New OC or not, the important thing is Seahawks moved on from Tom Cable
The Seahawks have a new offensive coordinator in Brian Schottenheimer, and I couldn’t tell you if he’s going to be better than Darrell Bevell, the man he’s replacing. No one else can tell you that either. I didn’t think that Bevell should have been fired in the first place, feeling that the Seahawks’ offensive issues stemmed from a sub-par offensive line more than poor play-calling.
I’m more interested in who will be the next offensive line coach – I did think that Tom Cable needed to be fired, and he was. I’m happy for him that he’s already landed another job with Jon Gruden in Oakland and even happier that he’s not in Seattle anymore. Looking back, you can make a good case that a lot of the Seahawks’ success on the ground was related to Marshawn Lynch’s insane ability to break tackles. With average backs, aside from one good season from Thomas Rawls, the Seahawks could not generate a consistent running game.
Was it Cable’s fault? Not entirely. But I got sick of hearing people praise him all the time, as if he were God’s gift to offensive line coaches. I’m sure he’s very good but not as good as he was made out to be. He either did a bad job of evaluating players in the draft and free agents or failing to develop them to a passable level. I’m guessing it was a combination of both – the only two guys who are worth a darn right now are Duane Brown and Justin Britt.
The new offensive line coach needs to find competent starters at left guard, right guard and right tackle. Whoever the new coach is – and I don’t even care who it is – I like the idea of a fresh set of eyes and a new approach. I have a hard time thinking it can be any worse. There’s a greater chance that the new coach will make things significantly better, and I’d take slightly better at this point.

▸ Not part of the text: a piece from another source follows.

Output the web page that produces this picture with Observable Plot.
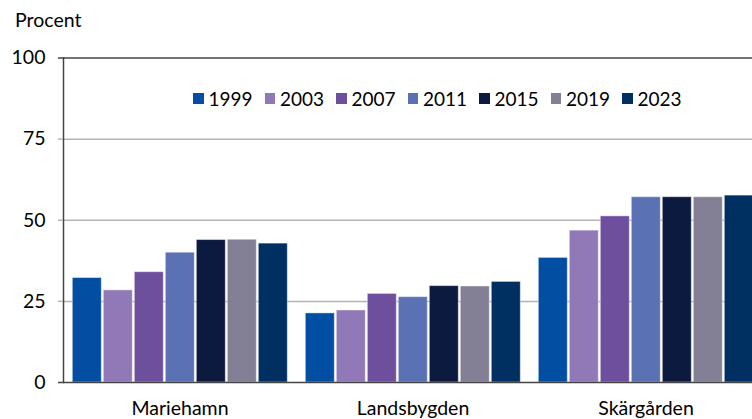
<!DOCTYPE html>
<html><head><meta charset="utf-8">
<script src="https://cdn.jsdelivr.net/npm/d3@7"></script>
<script src="https://cdn.jsdelivr.net/npm/@observablehq/plot@0.6"></script>
<style>
body{margin:0;overflow:hidden;background:#fff;font-family:Lato,sans-serif;}
#wrap{position:relative;width:752px;height:419px;overflow:hidden;}
#ylab{position:absolute;left:15px;top:8px;font-size:19.5px;color:#000;}
#legend{position:absolute;left:193px;top:87px;display:flex;font-size:19px;color:#000;}
#legend .it{display:flex;align-items:center;width:71.5px;}
#legend .sw{width:10.5px;height:10.5px;margin-right:5px;}
</style></head><body><div id="wrap"><div id="ylab">Procent</div><div id="legend"></div></div>
<script>
const groups = ["Mariehamn", "Landsbygden", "Skärgården"];
const years = ["1999", "2003", "2007", "2011", "2015", "2019", "2023"];
const colors = ["#024EA2", "#9079B6", "#6E4F9E", "#5A72B4", "#0C1A40", "#838095", "#002F62"];
const mariehamn = [32.2, 28.4, 34.0, 40.0, 43.9, 44.0, 42.8];
const landsbygden = [21.3, 22.2, 27.3, 26.3, 29.7, 29.6, 31.0];
const skargarden = [38.4, 46.8, 51.2, 57.1, 57.1, 57.1, 57.6];
const yTicks = [0, 25, 50, 75, 100];
const gridTicks = [25, 50, 75];
const frameTicks = [0, 100];

const series = [mariehamn, landsbygden, skargarden];
const data = groups.flatMap((g, gi) => years.map((y, yi) => ({group: g, year: y, value: series[gi][yi]})));

const chart = Plot.plot({
  width: 752, height: 419,
  marginLeft: 62.7, marginRight: -10.6, marginTop: 57.5, marginBottom: 37,
  style: {fontFamily: "Lato, sans-serif", fontSize: "19.5px", color: "#000", background: "transparent", overflow: "visible"},
  fx: {domain: groups, padding: 0, label: null},
  x: {domain: years, paddingInner: 0.068, paddingOuter: 0.23, axis: null},
  y: {domain: [0, 100], axis: null},
  color: {domain: years, range: colors},
  marks: [
    Plot.gridY(gridTicks, {stroke: "#b3b3b3", strokeOpacity: 1, strokeWidth: 1.5}),
    Plot.barY(data, {fx: "group", x: "year", y: "value", fill: "year", stroke: "#fff", strokeOpacity: 0.45, strokeWidth: 1}),
    Plot.ruleY(frameTicks, {stroke: "#444", strokeWidth: 1.5}),
    Plot.frame({anchor: "left", stroke: "#444", strokeWidth: 1.5, facetAnchor: "left"}),
    Plot.axisY(gridTicks, {tickSize: 5, tickPadding: 13, stroke: "#b3b3b3", strokeWidth: 1.5, fill: "#000", label: null}),
    Plot.axisY(frameTicks, {tickSize: 5, tickPadding: 13, stroke: "#444", strokeWidth: 1.5, fill: "#000", label: null}),
    Plot.axisFx({anchor: "bottom", tickSize: 0, tickPadding: 19, label: null, fill: "#000"})
  ]
});
const wrap = document.getElementById("wrap");
wrap.insertBefore(chart, wrap.firstChild);
chart.style.position = "absolute"; chart.style.left = "0"; chart.style.top = "0";

const leg = document.getElementById("legend");
years.forEach((y, i) => {
  const it = document.createElement("div"); it.className = "it";
  const sw = document.createElement("div"); sw.className = "sw"; sw.style.background = colors[i];
  const t = document.createElement("span"); t.textContent = y;
  it.appendChild(sw); it.appendChild(t); leg.appendChild(it);
});
</script></body></html>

Schottenheimer is said to favor a power running game, and I don’t pretend to know what that involves, but I’m ready to see how that works. Cable’s zone-blocking scheme was supposed to help the running game while somewhat sacrificing pass protection. If you’re not going to get results on the ground, I don’t want it to come at the expense of protecting the far-and-away top asset on the team: Russell Wilson. Without him, you’re not going anywhere. I’m not sure if changing blocking schemes will be difficult or not, but the zone-blocking one wasn’t working.
Or maybe it will just take some fine-tuning from Schottenheimer and the new O-line coach. That could be the case. I say that because the same Seahawks’ offense that was 30th in yards gained and 31st in points in the first half was first in both categories in the second half. You were working with the same players in both halves.

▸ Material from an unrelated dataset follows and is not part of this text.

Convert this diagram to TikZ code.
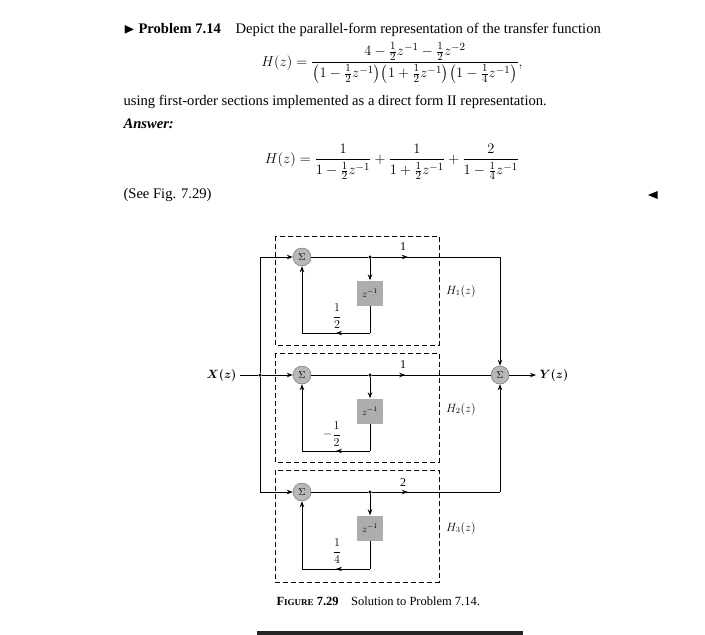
\documentclass[tikz,border=0pt]{standalone}
\usepackage{amsmath,amssymb}
\usepackage{fontspec}
\setmainfont{Liberation Serif}
\usetikzlibrary{arrows.meta,decorations.markings,shapes.geometric}
\begin{document}
\begin{tikzpicture}[x=1pt,y=-1pt,font=\fontsize{14.6}{17}\selectfont,
  sig/.style={circle,draw=black!60,fill=black!28,minimum size=18pt,inner sep=0pt,font=\fontsize{10}{11}\selectfont},
  del/.style={draw=none,fill=black!32,minimum width=26pt,minimum height=25pt,inner sep=0pt,font=\fontsize{10}{11}\selectfont\itshape},
  sec/.style={draw,line width=0.9pt,dash pattern=on 5pt off 3pt},
  ln/.style={draw,line width=0.9pt},
  ar/.style={ln,-{Stealth[length=6pt]}},
  mid/.style={ln,postaction={decorate},decoration={markings,mark=at position #1 with {\arrow{Stealth[length=6pt]}}}},
  dot/.style={circle,fill,inner sep=0pt,minimum size=3.5pt},
  lab/.style={font=\fontsize{12}{13}\selectfont}]
\useasboundingbox (0,0) rectangle (705,635);
% text
\node[anchor=west] (t1) at (120,30) {$\blacktriangleright$ \textbf{Problem 7.14}\quad Depict the parallel-form representation of the transfer function};
\node[font=\fontsize{15.5}{18}\selectfont] (f1) at (392,63) {$H(z)=\dfrac{4-\frac12 z^{-1}-\frac12 z^{-2}}{\bigl(1-\frac12 z^{-1}\bigr)\bigl(1+\frac12 z^{-1}\bigr)\bigl(1-\frac14 z^{-1}\bigr)},$};
\node[anchor=west] (t2) at (120,102) {using first-order sections implemented as a direct form II representation.};
\node[anchor=west] (t3) at (120,124) {\textbf{\textit{Answer:}}};
\node[font=\fontsize{15.5}{18}\selectfont] (f2) at (392,162) {$H(z)=\dfrac{1}{1-\frac12 z^{-1}}+\dfrac{1}{1+\frac12 z^{-1}}+\dfrac{2}{1-\frac14 z^{-1}}$};
\node[anchor=west] (t4) at (120,195) {(See Fig. 7.29)};
\node[fill,isosceles triangle,shape border rotate=180,inner sep=0pt,minimum size=8pt] (tri) at (655,195) {};
% boxes
\draw[sec] (275,236) rectangle (439,345);
\draw[sec] (275,353) rectangle (439,462);
\draw[sec] (275,470) rectangle (439,582);
% nodes
\node[anchor=east,lab] (X) at (240,375) {$\boldsymbol{X(z)}$};
\node[sig] (s1) at (302,257) {$\Sigma$};
\node[sig] (s2) at (302,375) {$\Sigma$};
\node[sig] (s3) at (302,492) {$\Sigma$};
\node[sig] (so) at (500,375) {$\Sigma$};
\node[anchor=west,lab] (Y) at (536,375) {$\boldsymbol{Y(z)}$};
\node[del] (d1) at (370,293) {$z^{-1}$};
\node[del] (d2) at (370,411) {$z^{-1}$};
\node[del] (d3) at (370,528) {$z^{-1}$};
\node[dot] (j0) at (260,375) {};
\node[dot] (b1) at (370,257) {};
\node[dot] (b2) at (370,375) {};
\node[dot] (b3) at (370,492) {};
\coordinate (e1) at (500,257);
\coordinate (e3) at (500,492);
\coordinate (fa1) at (370,333); \coordinate (fb1) at (302,333);
\coordinate (fa2) at (370,451); \coordinate (fb2) at (302,451);
\coordinate (fa3) at (370,569); \coordinate (fb3) at (302,569);
% input
\draw[ln] (X) -- (j0);
\draw[ar] (j0) -- (s2);
\draw[ar] (j0) |- (s1);
\draw[ar] (j0) |- (s3);
% sections
\foreach \i in {1,2,3}{
  \draw[ln] (s\i) -- (b\i);
  \draw[ar] (b\i) -- (d\i);
  \draw[ln] (d\i) -- (fa\i);
  \draw[mid=0.5] (fa\i) -- (fb\i);
  \draw[ar] (fb\i) -- (s\i);
}
\draw[mid=0.28] (b1) -- (e1);
\draw[ar] (e1) -- (so);
\draw[mid=0.28] (b2) -- (so);
\draw[mid=0.28] (b3) -- (e3);
\draw[ar] (e3) -- (so);
\draw[ar] (so) -- (Y);
% labels
\node[lab] (g1) at (403,247) {1};
\node[lab] (g2) at (403,365) {1};
\node[lab] (g3) at (403,483) {2};
\node[lab] (k1) at (337,316) {$\dfrac{1}{2}$};
\node[lab] (k2) at (332,434) {$-\dfrac{1}{2}$};
\node[lab] (k3) at (337,551) {$\dfrac{1}{4}$};
\node[lab] (h1) at (461,291) {$H_1(z)$};
\node[lab] (h2) at (461,409) {$H_2(z)$};
\node[lab] (h3) at (461,528) {$H_3(z)$};
\node[anchor=west,font=\fontsize{12.5}{14}\selectfont] (cap) at (273,601) {\textbf{F{\small IGURE} 7.29}\quad Solution to Problem 7.14.};
\fill[black!85] (257,631) rectangle (523,635);
\end{tikzpicture}
\end{document}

When I heard that Schottenheimer was hired, I didn’t like the thought of a retread coming to Seattle. He’s bounced around and had mixed results. It struck me as a vanilla hire, but I’m not going to begin to think I know more about offensive coordinators than Pete Carroll, so if the Seahawks’ coach thinks he was the best candidate, let’s see how it goes.
From what I’ve read, Schottenheimer prefers a loose atmosphere, which he’ll have here. I like hearing that his mom taught him to trust his “gut,” and while I’m not sure what that means, I just think it’s a good thing when a coach won’t go by the book all the time.

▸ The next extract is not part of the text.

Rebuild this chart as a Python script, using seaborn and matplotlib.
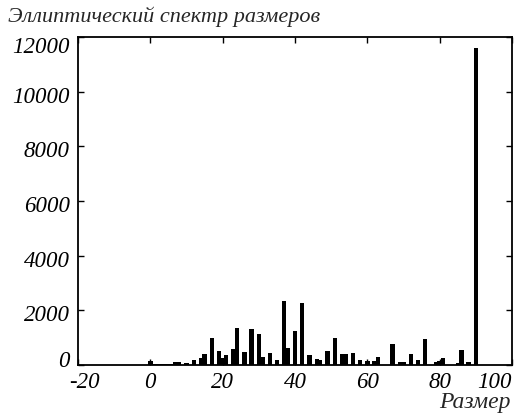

And there figure to be more wrinkles added to the offense – I say this because I read where Schottenheimer can be a “sandlot” coordinator, favoring unconventional passing routes over more traditional ones.
In one very important respect to 12s, Schottenheimer will have something going for him – whatever happens with the Seahawks offense, he won’t be the guy who called a pass play from the 1-yard line in the Super Bowl. That was always held against Bevell, and whenever the Seahawks moved the ball up and down the field, it was as if they did it in spite of their sad-sack offensive coordinator. The dismissal will be good for Bevell too because wherever he lands, he won’t be the guy who chose not to hand the ball to Lynch.
The best thing I’ve heard about Schottenheimer might be the worst thing to you: he is expected to make better use of Wilson’s mobility. If that means more read-option plays with Wilson handing off or taking the ball himself, great, bring it on. I don’t care if he’s turning 30 next year and if it puts him more at risk of getting hurt – it’s a weapon that not all offenses have. Plus I think it will help the running game overall, giving the defense one more thing to think about.
I’m also hoping that Schottenheimer will help Wilson figure out when he should check down and take 5-yard receptions over longer incompletions. Maybe he’ll also help him get rid of the ball faster from the pocket, which is one of the few criticisms of Wilson. I’ve always felt that Wilson gets out of more sacks than the average QB, but I’m starting to see how he can run into some of those sacks too. As with a new offensive line coach, Schottenheimer will bring a new philosophy to a team that needs it.